TASK INSTRUCTIONS
Gather every line from the entries below that includes "with".

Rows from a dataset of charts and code
● ● ● ●

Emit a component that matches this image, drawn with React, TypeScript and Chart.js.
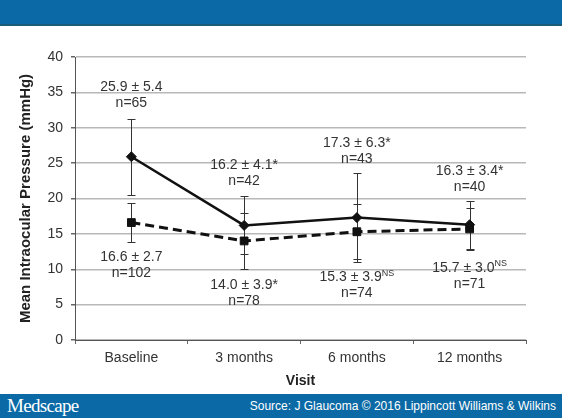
import { useEffect, useRef } from "react";
import { Chart, registerables } from "chart.js";

Chart.register(...registerables);

const visits = ["Baseline", "3 months", "6 months", "12 months"];

// solid line series (top group)
const solidMean = [25.9, 16.2, 17.3, 16.3];
const solidSd = [5.4, 4.1, 6.3, 3.4];
const solidN = [65, 42, 43, 40];
const solidMark = ["", "*", "*", "*"];

// dashed line series (bottom group)
const dashedMean = [16.6, 14.0, 15.3, 15.7];
const dashedSd = [2.7, 3.9, 3.9, 3.0];
const dashedN = [102, 78, 74, 71];
const dashedMark = ["", "*", "NS", "NS"];

// where the stat labels sit, in mmHg
const solidLabelAt = [35.8, 24.7, 27.8, 23.8];
const dashedLabelAt = [11.7, 7.8, 8.9, 10.2];

const yTicks = [0, 5, 10, 15, 20, 25, 30, 35, 40];

const FONT = "'Liberation Sans', Arial, sans-serif";

const statsPlugin = {
  id: "stats",
  beforeDatasetsDraw(chart: any) {
    const { ctx, scales } = chart;
    const x = scales.x;
    const y = scales.y;
    ctx.save();
    ctx.strokeStyle = "#333";
    ctx.lineWidth = 1;
    const groups: [number[], number[]][] = [
      [solidMean, solidSd],
      [dashedMean, dashedSd],
    ];
    groups.forEach(([mean, sd]) => {
      mean.forEach((v, i) => {
        const px = Math.round(x.getPixelForValue(i)) + 0.5;
        const top = Math.round(y.getPixelForValue(v + sd[i])) + 0.5;
        const bot = Math.round(y.getPixelForValue(v - sd[i])) + 0.5;
        ctx.beginPath();
        ctx.moveTo(px, top);
        ctx.lineTo(px, bot);
        ctx.moveTo(px - 4, top);
        ctx.lineTo(px + 4, top);
        ctx.moveTo(px - 4, bot);
        ctx.lineTo(px + 4, bot);
        ctx.stroke();
      });
    });
    ctx.restore();
  },
  afterDatasetsDraw(chart: any) {
    const { ctx, scales } = chart;
    const x = scales.x;
    const y = scales.y;
    ctx.save();
    ctx.fillStyle = "#333";
    ctx.textBaseline = "middle";
    const drawLabel = (i: number, mean: number, sd: number, n: number, mark: string, at: number) => {
      const px = x.getPixelForValue(i);
      const py = y.getPixelForValue(at);
      const main = `${mean.toFixed(1)} ± ${sd.toFixed(1)}` + (mark === "*" ? "*" : "");
      const sup = mark === "NS" ? "NS" : "";
      ctx.font = `14px ${FONT}`;
      const w = ctx.measureText(main).width;
      ctx.font = `9px ${FONT}`;
      const sw = sup ? ctx.measureText(sup).width : 0;
      const start = px - (w + sw) / 2;
      ctx.textAlign = "left";
      ctx.font = `14px ${FONT}`;
      ctx.fillText(main, start, py);
      if (sup) {
        ctx.font = `9px ${FONT}`;
        ctx.fillText(sup, start + w, py - 4);
      }
      ctx.font = `14px ${FONT}`;
      ctx.textAlign = "center";
      ctx.fillText(`n=${n}`, px, py + 16);
    };
    visits.forEach((_, i) => {
      drawLabel(i, solidMean[i], solidSd[i], solidN[i], solidMark[i], solidLabelAt[i]);
      drawLabel(i, dashedMean[i], dashedSd[i], dashedN[i], dashedMark[i], dashedLabelAt[i]);
    });
    ctx.restore();
  },
};

function IopChart() {
  const canvasRef = useRef<HTMLCanvasElement>(null);

  useEffect(() => {
    if (!canvasRef.current) return;
    const chart = new Chart(canvasRef.current, {
      type: "line",
      data: {
        labels: visits,
        datasets: [
          {
            data: solidMean,
            borderColor: "#111",
            backgroundColor: "#111",
            borderWidth: 2.5,
            pointStyle: "rectRot",
            pointRadius: 5,
            pointBorderWidth: 1,
            tension: 0,
          },
          {
            data: dashedMean,
            borderColor: "#111",
            backgroundColor: "#111",
            borderWidth: 3,
            borderDash: [9, 5],
            pointStyle: "rect",
            pointRadius: 5.5,
            pointBorderWidth: 1,
            tension: 0,
          },
        ],
      },
      options: {
        animation: false,
        responsive: true,
        maintainAspectRatio: false,
        layout: { padding: { top: 32, right: 36, left: 13, bottom: 0 } },
        plugins: {
          legend: { display: false },
          tooltip: { enabled: false },
        },
        scales: {
          x: {
            offset: true,
            grid: {
              offset: true,
              drawOnChartArea: false,
              tickLength: 4,
              color: "#666",
            },
            border: { color: "#555" },
            ticks: {
              color: "#333",
              padding: 6,
              font: { family: FONT, size: 14 },
            },
            title: {
              display: true,
              text: "Visit",
              color: "#222",
              font: { family: FONT, size: 14, weight: "bold" },
              padding: { top: 2, bottom: 4 },
            },
            afterFit: (s: any) => {
              s.height = 54;
            },
          },
          y: {
            min: 0,
            max: 40,
            afterBuildTicks: (s: any) => {
              s.ticks = yTicks.map((v) => ({ value: v }));
            },
            grid: {
              color: "#b8b8b8",
              lineWidth: 1.5,
              tickLength: 4,
              tickColor: "#666",
            },
            border: { color: "#555" },
            ticks: {
              color: "#333",
              padding: 8,
              font: { family: FONT, size: 14 },
            },
            title: {
              display: true,
              text: "Mean Intraocular Pressure (mmHg)",
              color: "#222",
              font: { family: FONT, size: 15, weight: "bold" },
              padding: { top: 4, bottom: 4 },
            },
            afterFit: (s: any) => {
              s.width = 62;
            },
          },
        },
      },
      plugins: [statsPlugin],
    });
    return () => chart.destroy();
  }, []);

  return <canvas ref={canvasRef} />;
}

export default function App() {
  useEffect(() => {
    document.body.style.margin = "0";
  }, []);

  return (
    <div
      style={{
        position: "relative",
        width: 562,
        height: 418,
        background: "#fff",
        overflow: "hidden",
        fontFamily: FONT,
      }}
    >
      <div
        style={{
          position: "absolute",
          left: 0,
          top: 0,
          width: 562,
          height: 24,
          background: "#0b6aa6",
          borderBottom: "2px solid #1d5c76",
        }}
      />
      <div style={{ position: "absolute", left: 0, top: 25, width: 562, height: 369 }}>
        <IopChart />
      </div>
      <div
        style={{
          position: "absolute",
          left: 0,
          top: 394,
          width: 562,
          height: 24,
          background: "#0b6aa6",
          color: "#fff",
        }}
      >
        <span
          style={{
            position: "absolute",
            left: 7,
            top: 1,
            fontFamily: "'Liberation Serif', 'DejaVu Serif', serif",
            fontSize: 19,
            letterSpacing: -0.7,
          }}
        >
          Medscape
        </span>
        <span
          style={{
            position: "absolute",
            right: 6,
            top: 5,
            fontSize: 12,
          }}
        >
          Source: J Glaucoma © 2016 Lippincott Williams &amp; Wilkins
        </span>
      </div>
    </div>
  );
}
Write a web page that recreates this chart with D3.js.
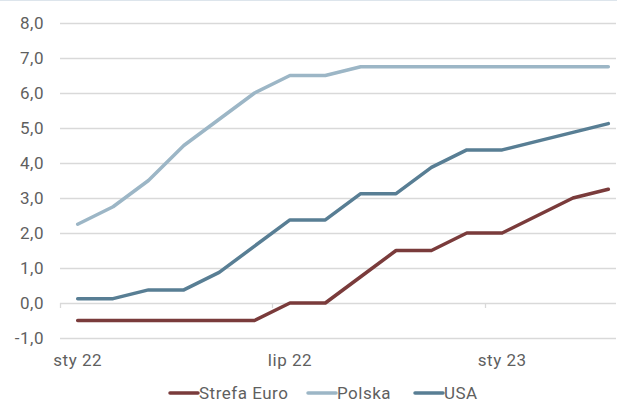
<!DOCTYPE html>
<html>
<head>
<meta charset="utf-8">
<script src="https://cdn.jsdelivr.net/npm/d3@7"></script>
<style>
  body { margin: 0; background: #fff; }
  svg text { font-family: Roboto, "Liberation Sans", sans-serif; fill: #5f5f5f; letter-spacing: 0.5px; }
</style>
</head>
<body>
<div id="chart"></div>
<script>
// months Jan 2022 .. Apr 2023
const months = ['2022-01', '2022-02', '2022-03', '2022-04', '2022-05', '2022-06',
  '2022-07', '2022-08', '2022-09', '2022-10', '2022-11', '2022-12',
  '2023-01', '2023-02', '2023-03', '2023-04'];
const monthLabels = {'2022-01': 'sty 22', '2022-07': 'lip 22', '2023-01': 'sty 23'};

const euro = [-0.5, -0.5, -0.5, -0.5, -0.5, -0.5, 0.0, 0.0, 0.75, 1.5, 1.5, 2.0, 2.0, 2.5, 3.0, 3.25];
const polska = [2.25, 2.75, 3.5, 4.5, 5.25, 6.0, 6.5, 6.5, 6.75, 6.75, 6.75, 6.75, 6.75, 6.75, 6.75, 6.75];
const usa = [0.125, 0.125, 0.375, 0.375, 0.875, 1.625, 2.375, 2.375, 3.125, 3.125, 3.875, 4.375, 4.375, 4.625, 4.875, 5.125];

const yTicks = [-1, 0, 1, 2, 3, 4, 5, 6, 7, 8];

const series = [
  {name: 'Strefa Euro', values: euro, color: '#7a3b3b'},
  {name: 'Polska', values: polska, color: '#9cb6c6'},
  {name: 'USA', values: usa, color: '#587e94'}
];

const width = 617, height = 402;
const svg = d3.select('#chart').append('svg')
  .attr('width', width)
  .attr('height', height);

// thin frame line at the very top
svg.append('line')
  .attr('x1', 0).attr('x2', width)
  .attr('y1', 0.5).attr('y2', 0.5)
  .attr('stroke', '#dde5ec');

const x = d3.scaleBand().domain(months).range([60, 626]);
const y = d3.scaleLinear().domain([-1, 8]).range([338, 23]);

// grid
svg.append('g')
  .selectAll('line')
  .data(yTicks)
  .join('line')
  .attr('x1', 60).attr('x2', 616)
  .attr('y1', d => Math.round(y(d)) + 0.5)
  .attr('y2', d => Math.round(y(d)) + 0.5)
  .attr('stroke', '#d9d9d9')
  .attr('stroke-width', 1.3);

// y labels, comma decimals and plain hyphen
svg.append('g')
  .selectAll('text')
  .data(yTicks)
  .join('text')
  .attr('x', 44)
  .attr('y', d => y(d))
  .attr('dy', '0.35em')
  .attr('text-anchor', 'end')
  .style('font-size', '17px')
  .text(d => d.toFixed(1).replace('.', ','));

// tick marks on zero line at half-year boundaries
const tickMonths = ['2022-01', '2022-07', '2023-01'];
svg.append('g')
  .selectAll('line')
  .data(tickMonths)
  .join('line')
  .attr('x1', d => Math.round(x(d)) + 0.5)
  .attr('x2', d => Math.round(x(d)) + 0.5)
  .attr('y1', y(0))
  .attr('y2', y(0) + 5)
  .attr('stroke', '#d9d9d9')
  .attr('stroke-width', 1.3);

// x labels
svg.append('g')
  .selectAll('text')
  .data(tickMonths)
  .join('text')
  .attr('x', d => x(d) + x.bandwidth() / 2)
  .attr('y', 360)
  .attr('dy', '0.35em')
  .attr('text-anchor', 'middle')
  .style('font-size', '17px')
  .text(d => monthLabels[d]);

const line = d3.line()
  .x((d, i) => x(months[i]) + x.bandwidth() / 2)
  .y(d => y(d));

svg.append('g')
  .selectAll('path')
  .data(series)
  .join('path')
  .attr('d', d => line(d.values))
  .attr('fill', 'none')
  .attr('stroke', d => d.color)
  .attr('stroke-width', 3.5)
  .attr('stroke-linejoin', 'round')
  .attr('stroke-linecap', 'round');

// legend
const legendX = [170, 308, 415];
const legend = svg.append('g')
  .selectAll('g')
  .data(series)
  .join('g')
  .attr('transform', (d, i) => 'translate(' + legendX[i] + ',393)');
legend.append('line')
  .attr('x1', 0).attr('x2', 28)
  .attr('stroke', d => d.color)
  .attr('stroke-width', 3.5)
  .attr('stroke-linecap', 'round');
legend.append('text')
  .attr('x', 29)
  .attr('dy', '0.35em')
  .style('font-size', '17px')
  .text(d => d.name);
</script>
</body>
</html>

● ● ● ●

WRITTEN RESPONSE
Emit a component that matches this image, drawn with React, TypeScript and Chart.js.
Write a web page that recreates this chart with D3.js.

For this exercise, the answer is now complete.